I visited Yellowstone with my parents when I was a child. I remember the miles upon miles of trees. This time I found it so sad to look out on the miles and miles of burned up forest. Nothing but black in many parts of the park. I know this is nature's way of repairing the forest, but it still made me sad to think my children wouldn't see the expanse of all those trees. We live in northern Nevada, so any trees are a real treat. We would be wise to copy the Native American's way of handling the forests; keep the underbrush and old trees thinned out so there is no fuel for future fires to spread in.
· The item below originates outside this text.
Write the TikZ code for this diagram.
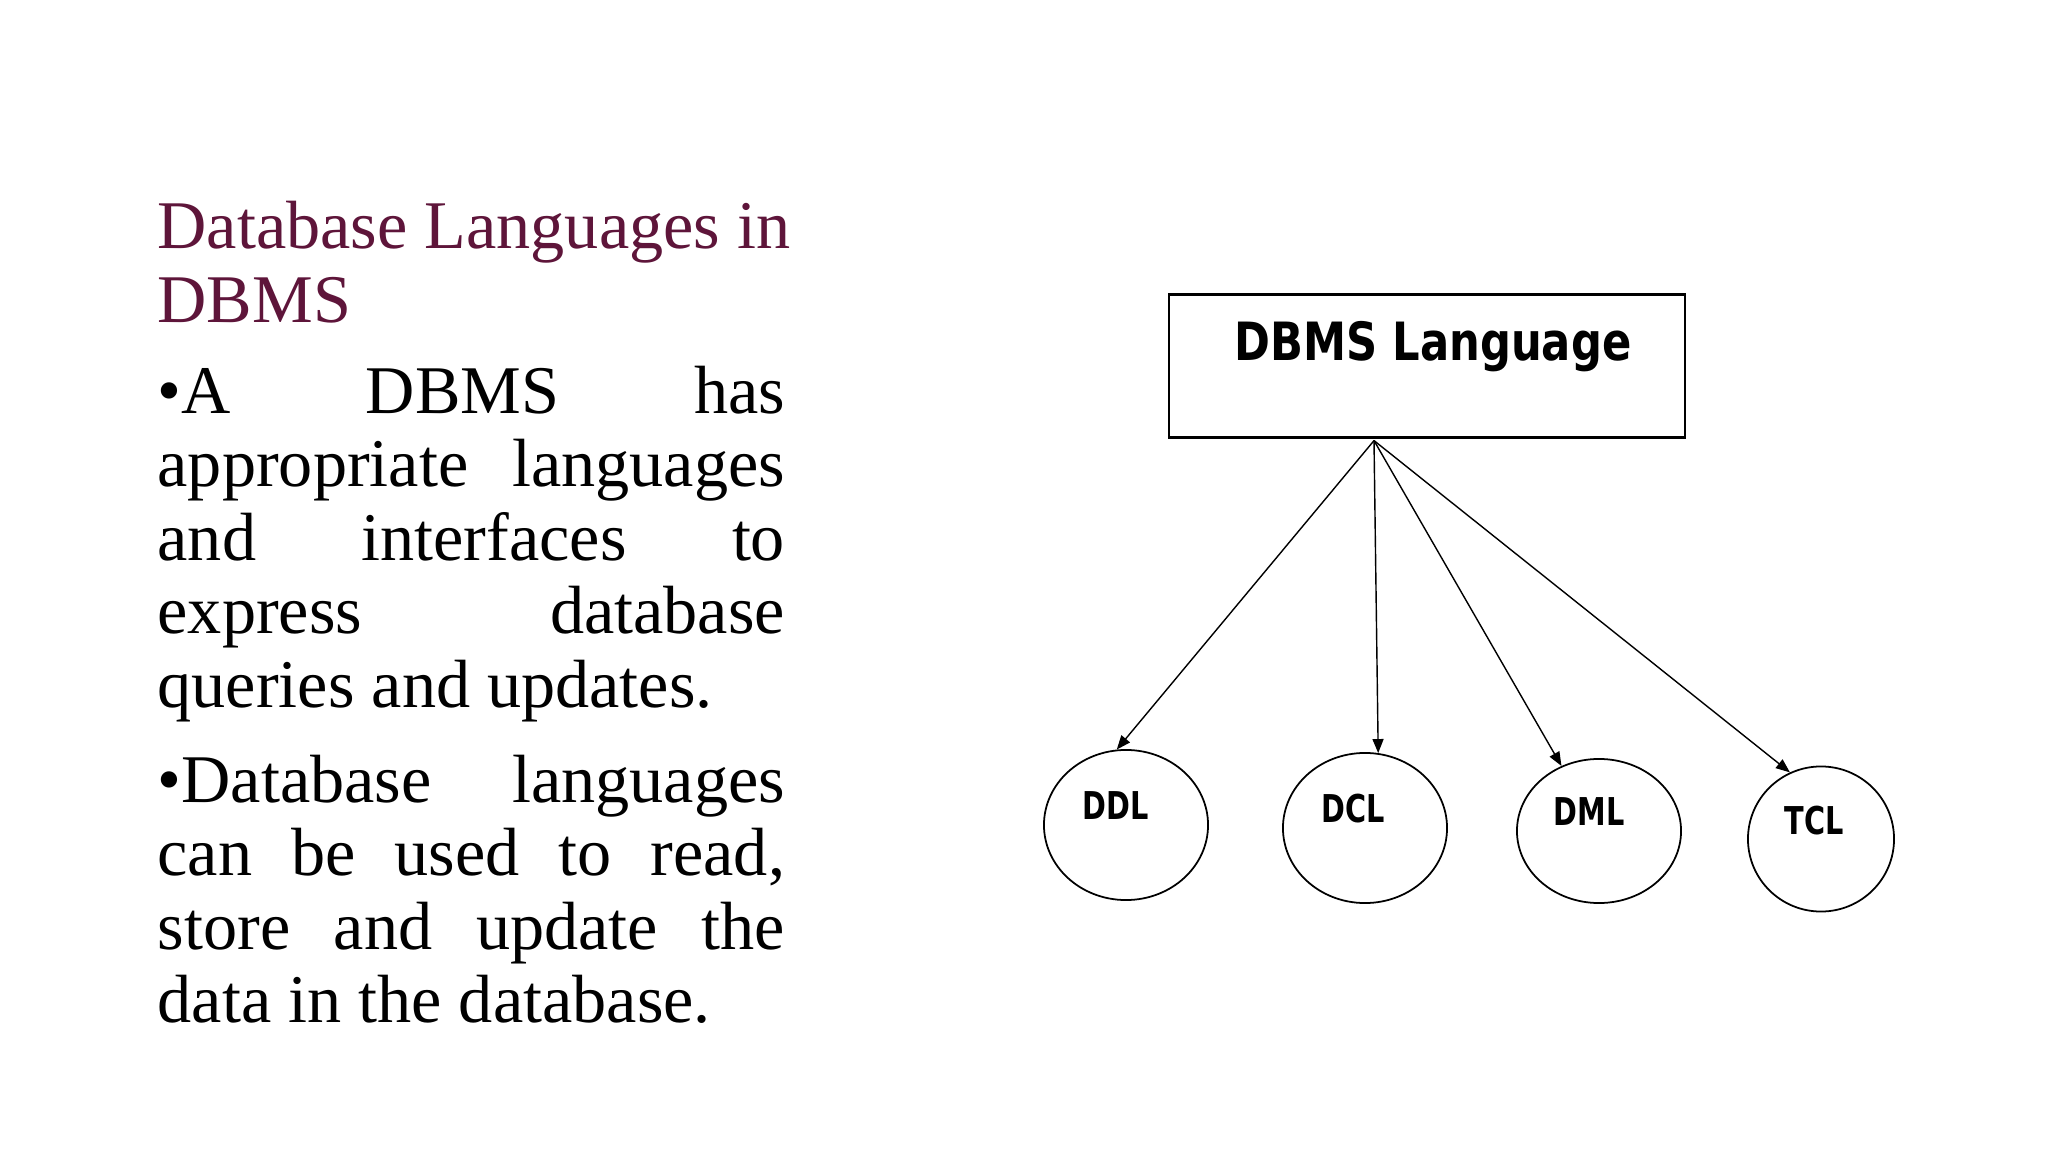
\documentclass[tikz,border=0pt]{standalone}
\usepackage{fontspec}
\setmainfont{Liberation Serif}
\newfontfamily\boxfont[FakeStretch=0.82]{DejaVu Sans}
\newfontfamily\diagfont[FakeStretch=0.75]{DejaVu Sans}
\usetikzlibrary{calc,shapes.geometric,arrows.meta}
\definecolor{titlered}{RGB}{94,21,58}

\begin{document}
\begin{tikzpicture}[x=0.01cm,y=-0.01cm,
    para/.style={inner sep=0pt,anchor=north west,text width=6.27cm,align=justify,
      font=\fontsize{19.4}{20.9}\selectfont},
    langbox/.style={draw,line width=0.6pt,inner sep=0pt,minimum width=5.16cm,minimum height=1.43cm,
      font=\boxfont\bfseries\fontsize{15}{17}\selectfont,text height=0.39cm,text depth=0.5cm},
    lang/.style={draw,ellipse,line width=0.5pt,inner sep=0pt,minimum width=1.64cm,minimum height=1.5cm,
      font=\diagfont\bfseries\fontsize{10.9}{12}\selectfont,text height=0.28cm,text depth=0.38cm},
    arr/.style={line width=0.4pt,-{Triangle[length=0.14cm,width=0.11cm]}}]
  \fill[white] (0,0) rectangle (2048,1152);
  \useasboundingbox (0,0) rectangle (2048,1152);

  % text on the left
  \node[inner sep=0pt,anchor=north west,align=left,text=titlered,
        font=\fontsize{19.4}{21.3}\selectfont] (title) at (157,200)
        {Database Languages in\\DBMS};
  \node[para] (p1) at (157,365)
        {\hyphenpenalty=10000\tolerance=9999
         •A DBMS has\linebreak appropriate languages\linebreak and interfaces to\linebreak
         express database\linebreak queries and updates.};
  \node[para] (p2) at (157,754)
        {\hyphenpenalty=10000\tolerance=9999
         •Database languages\linebreak can be used to read,\linebreak
         store and update the\linebreak data in the database.};

  % diagram
  \node[langbox] (dbms) at (1427,366) {\hspace*{0.12cm}DBMS Language};
  \coordinate (src) at ($(dbms.south)+(-53,2)$);
  \node[lang]                    (ddl) at (1126,825)          {\hspace*{-0.21cm}DDL};
  \node[lang]                    (dcl) at ($(ddl)+(239,3)$)   {\hspace*{-0.24cm}DCL};
  \node[lang,minimum height=1.44cm] (dml) at ($(dcl)+(234,3)$) {\hspace*{-0.2cm}DML};
  \node[lang,minimum width=1.46cm,minimum height=1.45cm] (tcl) at ($(dml)+(222,8)$) {\hspace*{-0.14cm}TCL};

  \path[arr] (src) edge (ddl.97)
                   edge (dcl.80)
                   edge (dml.120)
                   edge (tcl.115);
\end{tikzpicture}
\end{document}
My favorite is always the animals. We pay the children $.25 for any wild animals they see so we are all always on the look out. (This rule is suspended inside Yellowstone, by the way. We aren't generally rich enough to handle that.) By our last day in the park, though, we had seen very few animals. I prayed for just a few and maybe a moose. I had never seen a live moose. My boys prayed for antelope. We had read about them the week before our trip while studying the states we would go through and they were anxious to see the real thing. After I prayed, we saw many deer and the buffalo even got close enough to our car Andy could have touched one (he didn't, but he could have.) We also saw a grizzly and her cub, elk, and “Over there! Just off the road! A moose in that pond!” Yes, God spoils me. He told that moose to go have breakfast right there so I could see it. A few hours later we found a band of antelope by the road for the boys. He really is the God of little things, too.
We had a nice leisurely ride home. A stop at the Boise City Zoo was well worth the time. This is what my children think of when they think of “zoo,” now. Lots of neat animals.
Home. It sure was a good time. I will unpack tomorrow. Today, we will just rest. And enjoy our house (with flush toilets and running water!) But, ohh, I can't wait until next year. Zion maybe? Or the Grand canyon? Hmmmm.